In 2008, professional surfer Ryan Carlson was rushed to the hospital after a small sea urchin cut he received while surfing in Puerto Rico became a large pus-filled abscess that was quickly taking over his left foot. After being admitted to the hospital, doctors diagnosed Ryan as having MRSA, the deadliest form of staph infection, and told him that in order to stop the spread they might be forced to amputate his leg, effectively ending his career as a professional surfer.
Ryan is one of many in the surfing community diagnosed with MRSA, because as surfers we often face exposure in the ocean and on the beach. I have had multiple friends who have battled with MRSA infections for months at a time, one even needing emergency transport from Bali. In fact, it is becoming so widespread among those who surf that Transworld Surf has named it one of the “top ten surfer sicknesses” of 2010.
Cases like these have provoked a string of medical studies yielding startling results: Nine out of the ten beaches in Washington State that were tested came up positive for staph including MRSA. Other beaches testing positive were found in Florida, Hawaii, and California.
Despite the local press the issue has received, it is unsettling how little people visiting the beaches know about the hazards of acquiring MRSA and the proper methods for preventing and treating infection. According to a study done by the U.S. department of Commerce, about 1 in 4 Americans visit the beach annually, generating 61 billion dollars in revenue for California alone. Yet looking through California’s premier tourism website visitcalifornia.com, there is not even a mention of MRSA, let alone any of the other risks undertaken when making a trip to the beach (riptides, sun exposure, dirty water).
Scientifically speaking, MRSA, short for Methicillin-resistant Staphylococcus aureus, is a bacteria belonging to the Cocci class. Like many other bacteria of this class, MRSA tends to multiply quickly, form colonies, and transfer genes horizontally between individuals, which makes it especially difficult to treat after initial infection, and gives rise to the amazing and frightening ability of bacterial colonies to quickly adapt to changing conditions, including our antibiotics. MRSA is most easily acquired through open wounds, and studies show that being buried in the sand seems to raise the risk of infection.

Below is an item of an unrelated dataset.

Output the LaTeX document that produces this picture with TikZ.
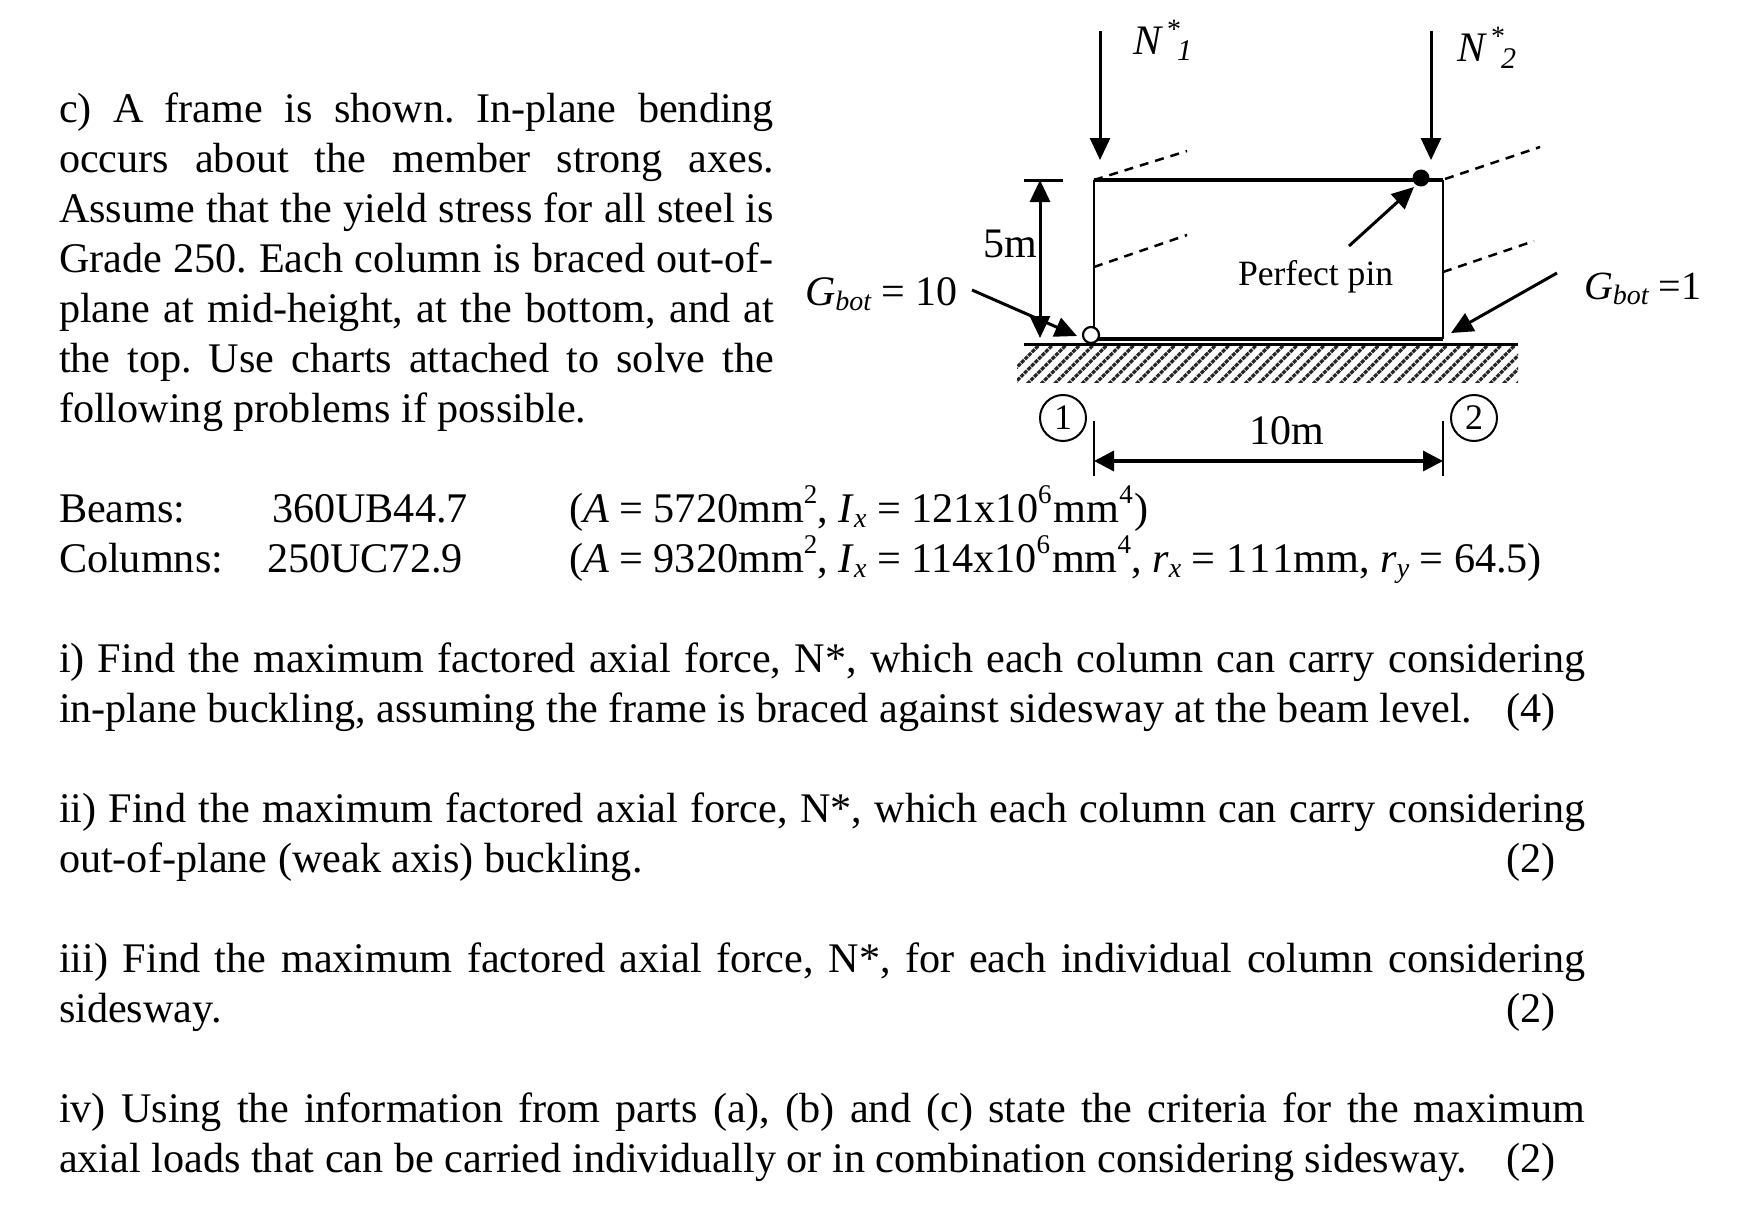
\documentclass[tikz,border=0pt]{standalone}
\usepackage{fontspec}
\setmainfont{Liberation Serif}
\usetikzlibrary{arrows.meta}
\frenchspacing
\newcommand{\bodysize}{\fontsize{42.2}{50}\selectfont}
\newcommand{\sizeof}[1]{\fontsize{#1}{#1}\selectfont}
\newcommand{\jline}[2]{\makebox[#1][s]{#2}}
\newcommand{\upidx}[1]{\raisebox{19pt}{\sizeof{27}#1}}
\newcommand{\dnidx}[1]{\raisebox{-5pt}{\sizeof{28}\itshape #1}}
\newcommand{\starlabel}[1]{{\itshape N\hspace{6pt}\rlap{\raisebox{16pt}{\sizeof{28}\upshape *}}\hspace{10pt}\raisebox{-6pt}{\sizeof{30}#1}}}
\newcommand{\gbot}{{\itshape G}\raisebox{-5pt}{\sizeof{28}\itshape bot}}
\tikzset{
  x=1pt,y=-1pt,
  txt/.style={anchor=base west,inner sep=0pt,outer sep=0pt,font=\bodysize},
  lbl/.style={anchor=base west,inner sep=0pt,outer sep=0pt,font=\sizeof{42}},
  ptr/.style={line width=3pt,-{Triangle[length=22pt,width=20pt]},shorten >=0pt},
  dashline/.style={line width=2.5pt,dash pattern=on 9pt off 7pt},
  dimtick/.style={line width=2pt},
  pinnode/.style={circle,draw=black,line width=2.2pt,minimum size=16pt,inner sep=0pt},
  numcirc/.style={circle,draw=black,line width=2pt,minimum size=46pt,inner sep=0pt,font=\sizeof{36}},
}
\begin{document}
\begin{tikzpicture}
\useasboundingbox (0,0) rectangle (1745,1223);
% paragraph
\node[txt] (p1) at (59,122) {\jline{715pt}{c) A frame is shown. In-plane bending}};
\node[txt] (p2) at (59,172) {\jline{715pt}{occurs about the member strong axes.}};
\node[txt] (p3) at (59,222) {\jline{715pt}{Assume that the yield stress for all steel is}};
\node[txt] (p4) at (59,272) {\jline{715pt}{Grade 250. Each column is braced out-of-}};
\node[txt] (p5) at (59,322) {\jline{715pt}{plane at mid-height, at the bottom, and at}};
\node[txt] (p6) at (59,372) {\jline{715pt}{the top. Use charts attached to solve the}};
\node[txt] (p7) at (59,422) {following problems if possible.};
% sections
\node[txt] (b1) at (59,522) {Beams:};
\node[txt] (b2) at (272,522) {360UB44.7};
\node[txt] (b3) at (569,522) {(\textit{A} = 5720mm\upidx{2}, \textit{I}\dnidx{x} = 121x10\upidx{6}\hspace{2pt}mm\upidx{4}\hspace{2pt})};
\node[txt] (c1) at (59,572) {Columns:};
\node[txt] (c2) at (267,572) {250UC72.9};
\node[txt] (c3) at (569,572) {(\textit{A} = 9320mm\upidx{2}, \textit{I}\dnidx{x} = 114x10\upidx{6}\hspace{2pt}mm\upidx{4}, \textit{r}\dnidx{x} = 1\hspace{2pt}1\hspace{2pt}1mm, \textit{r}\dnidx{y} = 64.5)};
\node[txt] (i1) at (59,672) {\jline{1526pt}{i) Find the maximum factored axial force, N*, which each column can carry considering}};
\node[txt] (i2) at (59,722) {in-plane buckling, assuming the frame is braced against sidesway at the beam level.};
\node[txt,anchor=base east] (i3) at (1556,722) {(4)};
\node[txt] (ii1) at (59,822) {\jline{1526pt}{ii) Find the maximum factored axial force, N*, which each column can carry considering}};
\node[txt] (ii2) at (59,872) {out-of-plane (weak axis) buckling.};
\node[txt,anchor=base east] (ii3) at (1556,872) {(2)};
\node[txt] (iii1) at (59,972) {\jline{1526pt}{iii) Find the maximum factored axial force, N*, for each individual column considering}};
\node[txt] (iii2) at (59,1022) {sidesway.};
\node[txt,anchor=base east] (iii3) at (1556,1022) {(2)};
\node[txt] (iv1) at (59,1122) {\jline{1526pt}{iv) Using the information from parts (a), (b) and (c) state the criteria for the maximum}};
\node[txt] (iv2) at (59,1172) {axial loads that can be carried individually or in combination considering sidesway.};
\node[txt,anchor=base east] (iv3) at (1556,1172) {(2)};
% hatch
\begin{scope}
\clip (1017,346) rectangle (1518,382);
\foreach \i in {0,...,42}{
  \draw[line width=3.2pt,black!85,dash pattern=on 4pt off 1pt] ({1000+\i*13.6},384) -- ({1040+\i*13.6},344);
}
\end{scope}
% named points
\coordinate (tl) at (1094,180);
\coordinate (tr) at (1443,180);
\coordinate (bl) at (1094,339);
\coordinate (br) at (1443,339);
\coordinate (gl) at (1024,344.5);
\coordinate (gr) at (1518,344.5);
\draw[line width=3pt] (gl) -- (gr);
\draw[line width=2.4pt] (bl) -- (tl);
\draw[line width=2.4pt] (tr) -- (br);
\draw[line width=3.4pt] (tl) -- (tr);
\draw[line width=3.4pt] (bl) -- (br);
% dashed
\coordinate (d1a) at (1094,180); \coordinate (d1b) at (1187,151);
\coordinate (d2a) at (1445,179); \coordinate (d2b) at (1540,147);
\coordinate (d3a) at (1094,267); \coordinate (d3b) at (1187,235);
\coordinate (d4a) at (1443,272); \coordinate (d4b) at (1534,241);
\draw[dashline] (d1a) -- (d1b);
\draw[dashline] (d2a) -- (d2b);
\draw[dashline] (d3a) -- (d3b);
\draw[dashline] (d4a) -- (d4b);
% pins
\node[pinnode,fill=white] (pinA) at (1091,335) {};
\node[circle,fill=black,minimum size=17pt,inner sep=0pt] (pinB) at (1421,178) {};
% load arrows
\coordinate (n1s) at (1100,31); \coordinate (n1e) at (1100,160);
\coordinate (n2s) at (1431,31); \coordinate (n2e) at (1431,160);
\draw[ptr] (n1s) -- (n1e);
\draw[ptr] (n2s) -- (n2e);
% pointers
\coordinate (ppS) at (1349,246); \coordinate (ppE) at (1414,187);
\draw[ptr] (ppS) -- (ppE);
\coordinate (g1S) at (972,290); \coordinate (g1E) at (1077,336);
\draw[ptr] (g1S) -- (g1E);
\coordinate (g2S) at (1557,273); \coordinate (g2E) at (1451,333);
\draw[ptr] (g2S) -- (g2E);
% 5m dimension
\coordinate (t5a) at (1024,180); \coordinate (t5b) at (1063,180);
\coordinate (d5a) at (1040,180); \coordinate (d5b) at (1040,338);
\draw[line width=3pt] (t5a) -- (t5b);
\draw[line width=3pt,{Triangle[length=22pt,width=20pt]}-{Triangle[length=22pt,width=20pt]}] (d5a) -- (d5b);
% 10m dimension
\coordinate (t1a) at (1094,421); \coordinate (t1b) at (1094,476);
\coordinate (t2a) at (1443,421); \coordinate (t2b) at (1443,476);
\coordinate (d1L) at (1094,461); \coordinate (d1R) at (1443,461);
\draw[dimtick] (t1a) -- (t1b);
\draw[dimtick] (t2a) -- (t2b);
\draw[line width=3.4pt,{Triangle[length=20pt,width=20pt]}-{Triangle[length=20pt,width=20pt]}] (d1L) -- (d1R);
% circles
\node[numcirc] (c1n) at (1063,418) {\raisebox{-6pt}{1}};
\node[numcirc] (c2n) at (1474,418) {\raisebox{-6pt}{2}};
% labels
\node[lbl] (n1) at (1133,55) {\starlabel{1}};
\node[lbl] (n2) at (1457,62) {\starlabel{2}};
\node[lbl] (five) at (983,257) {5m};
\node[lbl] (ten) at (1249,444) {10m};
\node[lbl,font=\sizeof{35.6}] (pp) at (1238,285) {Perfect pin};
\node[lbl] (g1) at (805,305) {\gbot{} = 10};
\node[lbl,font=\sizeof{40}] (g2) at (1584,299) {\gbot{} =1};
\end{tikzpicture}
\end{document}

Think about how many times you have gone surfing with a cut on your foot and forgot to wash off the sand afterwards. Traditionally this attitude of neglect came from the fact that if you got an infection, a quick trip to the doctor’s office to pick up some antibiotics was all that was necessary. And for the last couple generations, there really wasn’t any need to fear infection because we had a constant influx of new antibiotics coming from the pharmaceutical industry.
In the future, it is going to be up to every individual to take more precautions in preventing infection because we are likely coming to the close of the era of antibiotics and their wide availability. There has been a huge increase in multi-drug resistant strains of bacteria and as surfers we are exposed at higher levels than most others through contact with the water. The medical community has not discovered a single new class of antibiotics since the 1980’s, despite ample funding and exploration and the prospects for the future are likely going to be unable to meet the expected need.
MRSA and the future of antibiotics boils down to the question of what kind of world we want to leave to our children. It is imperative for the surfing community to take action so that our kids are educated about these issues, not with media scares, but in the water, as good habits in healthy living need to start at a young age and be taught alongside lessons like putting on a wetsuit or catching your first wave. This is a call to arms guys. Help me out here.